Federal law does offer some protection once the HOA escalates to outside collection. HOA assessments qualify as “debts” under the Fair Debt Collection Practices Act, and homeowners are considered “consumers” protected by the statute. The key distinction is who is doing the collecting. When the HOA collects on its own behalf, the FDCPA doesn’t apply. But the moment the association hands your account to an outside attorney, law firm, or collection agency, that third party becomes a “debt collector” subject to the full range of FDCPA restrictions. 1Office of the Law Revision Counsel. 15 USC 1692a – Definitions

Under the FDCPA, a debt collector cannot harass you, call at unreasonable hours, misrepresent the amount you owe, or threaten actions they have no legal authority to take. You also have the right to request written verification of the debt within 30 days of first being contacted. If the collector can’t verify it, collection activity must stop. These protections don’t erase what you owe, but they prevent abusive tactics during the collection process.

Dispute Resolution Before It Gets Worse

If you’re facing HOA enforcement, doing nothing is the single most expensive option. Many states encourage or require some form of alternative dispute resolution before an HOA can escalate to foreclosure or a full lawsuit. Internal dispute resolution, where you meet informally with the board, is typically free and can happen within 30 days. Mediation involves a neutral third party and costs more, but it’s still far cheaper than litigation. Even when these processes aren’t legally required in your state, most HOAs will agree to them because lawsuits are expensive for the association too.

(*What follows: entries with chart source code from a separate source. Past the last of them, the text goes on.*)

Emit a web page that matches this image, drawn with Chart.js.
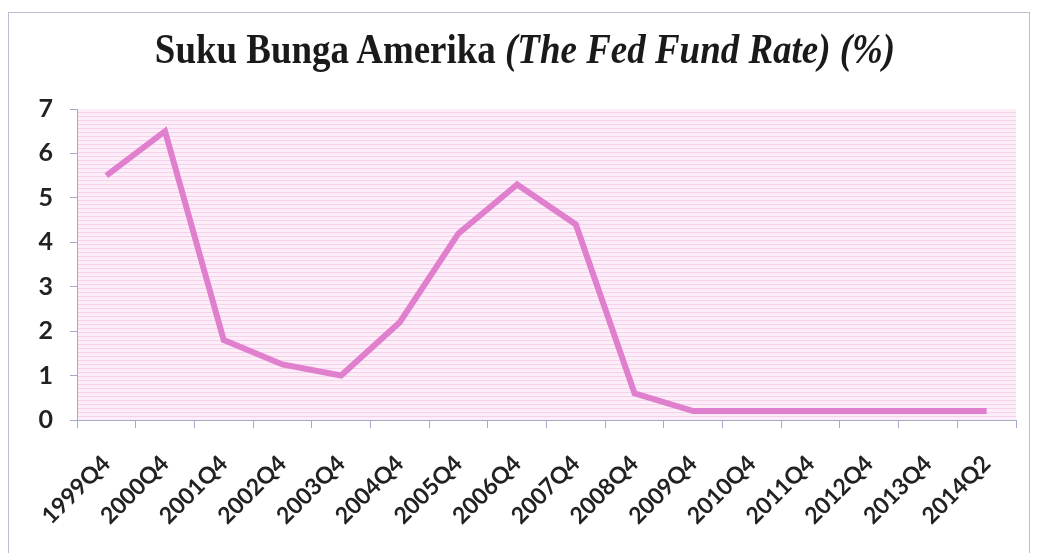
<!DOCTYPE html>
<html>
<head>
<meta charset="utf-8">
<script src="https://cdn.jsdelivr.net/npm/chart.js@4"></script>
<style>
  body { margin: 0; background: #fff; }
  #wrap { position: relative; width: 1038px; height: 553px; overflow: hidden; }
  #frame { position: absolute; left: 8px; top: 12px; width: 1022px; height: 600px; border: 1px solid #b9bfd6; box-sizing: border-box; }
  #title {
    position: absolute; left: 0; top: 25px; width: 1050px; text-align: center;
    font-family: "Liberation Serif", "Times New Roman", serif; font-weight: bold;
    font-size: 42px; color: #1a1a1a; white-space: nowrap;
    transform: scaleX(0.88); transform-origin: 525px 0;
  }
  #title i { font-style: italic; }
  canvas { position: absolute; left: 0; top: 0; }
</style>
</head>
<body>
<div id="wrap">
  <div id="frame"></div>
  <canvas id="fedChart" width="1038" height="553"></canvas>
  <div id="title">Suku Bunga Amerika <i>(The Fed Fund Rate) (%)</i></div>
</div>
<script>
// quarters shown on the x axis
const quarters = ['1999Q4', '2000Q4', '2001Q4', '2002Q4', '2003Q4', '2004Q4', '2005Q4', '2006Q4',
                  '2007Q4', '2008Q4', '2009Q4', '2010Q4', '2011Q4', '2012Q4', '2013Q4', '2014Q2'];
// fed fund rate (%)
const fedRate = [5.5, 6.5, 1.8, 1.25, 1.0, 2.2, 4.2, 5.3, 4.4, 0.6, 0.2, 0.2, 0.2, 0.2, 0.2, 0.2];
const yTicks = [0, 1, 2, 3, 4, 5, 6, 7];

// striped pink fill behind the plot, like the scanned original
function stripePattern(ctx) {
    const c = document.createElement('canvas');
    c.width = 8; c.height = 4;
    const p = c.getContext('2d');
    p.fillStyle = '#fcedf9';
    p.fillRect(0, 0, 8, 4);
    p.fillStyle = '#f4d2ec';
    p.fillRect(0, 0, 8, 1);
    return ctx.createPattern(c, 'repeat');
}

const plotBg = {
    id: 'plotBg',
    beforeDraw(chart) {
        const { ctx, chartArea: a } = chart;
        ctx.save();
        ctx.fillStyle = stripePattern(ctx);
        ctx.fillRect(a.left, a.top, a.right - a.left, a.bottom - a.top);
        ctx.restore();
    }
};

const axisColor = '#a3abc6';
const ctx = document.getElementById('fedChart').getContext('2d');
new Chart(ctx, {
    type: 'line',
    data: {
        labels: quarters,
        datasets: [{
            label: 'Fed Fund Rate',
            data: fedRate,
            borderColor: '#e07fcd',
            borderWidth: 6,
            pointRadius: 0,
            tension: 0,
            fill: false
        }]
    },
    options: {
        responsive: false,
        animation: false,
        layout: { padding: { left: 10, top: 109, right: 22, bottom: 0 } },
        plugins: { legend: { display: false }, title: { display: false }, tooltip: { enabled: false } },
        scales: {
            x: {
                type: 'category',
                offset: true,
                grid: { offset: true, drawOnChartArea: false, color: axisColor, tickLength: 8, tickColor: axisColor },
                border: { color: axisColor, width: 1 },
                ticks: {
                    maxRotation: 45, minRotation: 45, autoSkip: false,
                    color: '#222', padding: 22,
                    font: { family: 'Lato', size: 23, weight: 'bold' }
                },
                afterFit(s) { s.height = 133; }
            },
            y: {
                min: 0, max: 7,
                afterBuildTicks(s) { s.ticks = yTicks.map(v => ({ value: v })); },
                grid: { drawOnChartArea: false, color: axisColor, tickLength: 7, tickColor: axisColor },
                border: { color: axisColor, width: 1 },
                ticks: {
                    color: '#222', padding: 17,
                    font: { family: 'Lato', size: 25, weight: 'bold' }
                },
                afterFit(s) { s.width = 67; }
            }
        }
    },
    plugins: [plotBg]
});
</script>
</body>
</html>
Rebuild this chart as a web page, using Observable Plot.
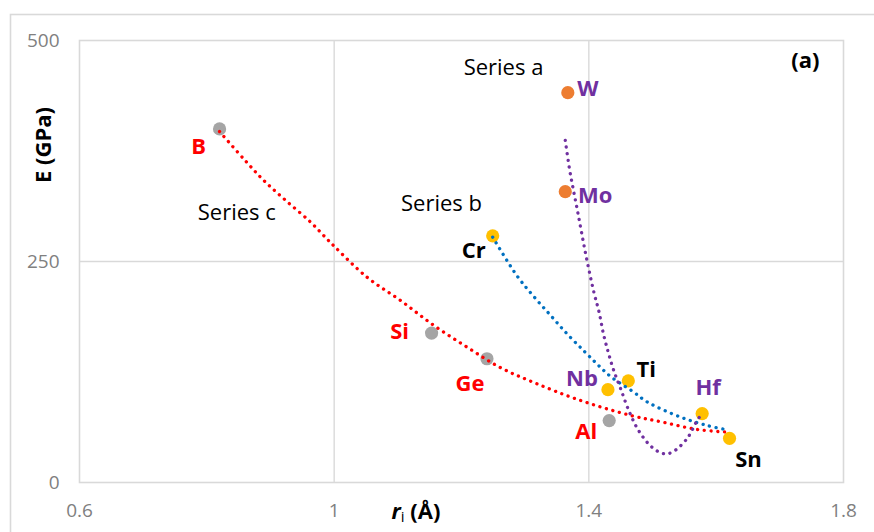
<!DOCTYPE html>
<html>
<head>
<meta charset="utf-8">
<script src="https://cdn.jsdelivr.net/npm/d3@7"></script>
<script src="https://cdn.jsdelivr.net/npm/@observablehq/plot@0.6"></script>
<style>
  html, body { margin: 0; padding: 0; background: #fff; overflow: hidden; }
  #chart svg { display: block; font-family: "Open Sans", sans-serif; }
</style>
</head>
<body>
<div id="chart"></div>
<script>
// Elements: atomic radius r_i (Å) and Young's modulus E (GPa)
const elements = ["B", "Si", "Ge", "Al", "W", "Mo", "Cr", "Nb", "Ti", "Hf", "Sn"];
const radius   = [0.82, 1.153, 1.24, 1.432, 1.367, 1.363, 1.249, 1.43, 1.462, 1.578, 1.621];
const modulus  = [400, 169, 140, 70, 441, 329, 279, 105, 115, 78, 50];
const group    = ["c", "c", "c", "c", "a", "a", "b", "b", "b", "b", "b"];

// Trendline samples for each series
const trendA_x = [1.363, 1.370, 1.376, 1.382, 1.388, 1.396, 1.408, 1.416, 1.423, 1.431, 1.439, 1.450, 1.463, 1.478, 1.499, 1.518, 1.531, 1.554, 1.570, 1.578];
const trendA_y = [387, 353, 330, 308, 285, 255, 215, 193, 168, 146, 127, 106, 81, 59, 40, 32.5, 34.3, 49.4, 70, 78];
const trendB_x = [1.249, 1.287, 1.314, 1.340, 1.366, 1.392, 1.413, 1.434, 1.471, 1.492, 1.544, 1.586, 1.617];
const trendB_y = [277.5, 234, 210, 189, 168, 149, 134, 120, 102, 91, 74, 64.5, 59.6];
const trendC_x = [0.820, 0.858, 0.889, 0.924, 0.963, 0.986, 0.999, 1.052, 1.104, 1.156, 1.209, 1.261, 1.314, 1.382, 1.465, 1.518, 1.570, 1.617];
const trendC_y = [397, 366, 342, 319, 294.5, 277.5, 268, 232, 206, 178, 153, 130, 113, 94, 76, 68, 60, 57];

// Axis ticks
const xTicks = [0.6, 1, 1.4, 1.8];
const yTicks = [0, 250, 500];

const pointFill = {a: "#ED7D31", b: "#FFC000", c: "#A5A5A5"};
const labelColor = {
  B: "#FF0000", Si: "#FF0000", Ge: "#FF0000", Al: "#FF0000",
  W: "#7030A0", Mo: "#7030A0", Nb: "#7030A0", Hf: "#7030A0",
  Cr: "#000000", Ti: "#000000", Sn: "#000000"
};
// label placement relative to each point (pixels)
const labelOffset = {
  B: [-21, 18], Si: [-32, -1], Ge: [-17, 25], Al: [-23, 11],
  W: [20, -4], Mo: [30, 4], Nb: [-26, -11], Hf: [6, -26],
  Cr: [-19, 15], Ti: [18, -11], Sn: [19, 22]
};

const idx = d3.range(elements.length);
const trend = (xs, ys) => xs.map((x, i) => ({x, y: ys[i]}));
const dotted = {strokeWidth: 3.3, strokeDasharray: "0.1 6.6", strokeLinecap: "round", curve: "catmull-rom"};
const grid = "#d9d9d9";

const chart = Plot.plot({
  width: 874,
  height: 532,
  marginLeft: 79,
  marginRight: 31,
  marginTop: 40,
  marginBottom: 50,
  style: {fontFamily: "Open Sans, sans-serif", background: "#fff"},
  x: {domain: [0.6, 1.8]},
  y: {domain: [0, 500]},
  marks: [
    Plot.gridX(xTicks.slice(1, -1), {stroke: grid, strokeOpacity: 1, strokeWidth: 1.4}),
    Plot.gridY(yTicks.slice(1, -1), {stroke: grid, strokeOpacity: 1, strokeWidth: 1.4}),
    Plot.frame({stroke: grid, strokeWidth: 1.6}),
    Plot.axisX(xTicks, {tickSize: 0, tickPadding: 21, fontSize: 19, fill: "#808080", label: null, tickFormat: d => String(d)}),
    Plot.axisY(yTicks, {tickSize: 0, tickPadding: 20, fontSize: 19, fill: "#808080", label: null}),
    Plot.dot(idx, {x: i => radius[i], y: i => modulus[i], r: 6.6, fill: i => pointFill[group[i]], stroke: null}),
    Plot.line(trend(trendC_x, trendC_y), {x: "x", y: "y", stroke: "#FF0000", ...dotted}),
    Plot.line(trend(trendB_x, trendB_y), {x: "x", y: "y", stroke: "#0070C0", ...dotted}),
    Plot.line(trend(trendA_x, trendA_y), {x: "x", y: "y", stroke: "#7030A0", ...dotted}),
    ...idx.map(i => Plot.text([i], {
      x: i => radius[i], y: i => modulus[i], text: i => elements[i],
      fill: labelColor[elements[i]], fontSize: 22, fontWeight: "bold",
      dx: labelOffset[elements[i]][0], dy: labelOffset[elements[i]][1],
      lineAnchor: "middle", textAnchor: "middle"
    })),
    Plot.text(["Series a"], {x: 1.266, y: 469, text: d => d, fontSize: 22, fill: "#000", lineAnchor: "middle"}),
    Plot.text(["Series b"], {x: 1.1686, y: 315, text: d => d, fontSize: 22, fill: "#000", lineAnchor: "middle"}),
    Plot.text(["Series c"], {x: 0.847, y: 304.5, text: d => d, fontSize: 22, fill: "#000", lineAnchor: "middle"}),
    Plot.text(["(a)"], {x: 1.74, y: 477, text: d => d, fontSize: 22, fontWeight: "bold", fill: "#000", lineAnchor: "middle"})
  ]
});

const svg = d3.select(chart);
// outer chart-area border
svg.append("rect")
  .attr("x", 10.5).attr("y", 14.5).attr("width", 900).attr("height", 600)
  .attr("fill", "none").attr("stroke", grid).attr("stroke-width", 1.6);

// y-axis title
svg.append("text")
  .attr("transform", "translate(43,145) rotate(-90)")
  .attr("text-anchor", "middle").attr("dy", "0.35em")
  .attr("font-size", 22).attr("font-weight", "bold").attr("fill", "#000")
  .text("E (GPa)");

// x-axis title: italic r with subscript i
const xt = svg.append("text")
  .attr("x", 416).attr("y", 519)
  .attr("font-size", 22).attr("font-weight", "bold").attr("fill", "#000");
xt.append("tspan").attr("font-style", "italic").text("r");
xt.append("tspan").attr("font-size", 15).attr("font-weight", "normal").attr("dy", 3).text("i");
xt.append("tspan").attr("dy", -3).text(" (Å)");

document.getElementById("chart").append(chart);
</script>
</body>
</html>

The smartest move when you first receive a violation notice or fall behind on payments is to respond in writing, attend any scheduled hearing, and propose a payment plan or timeline for compliance. Boards have broad discretion to waive or reduce fines, set up installment plans, and work with homeowners who engage in good faith. What they rarely do is show leniency to someone who has ignored every letter for six months and then shows up once a lien is on the property. By that point, the association has already spent money on attorneys, and that cost is baked into what you owe.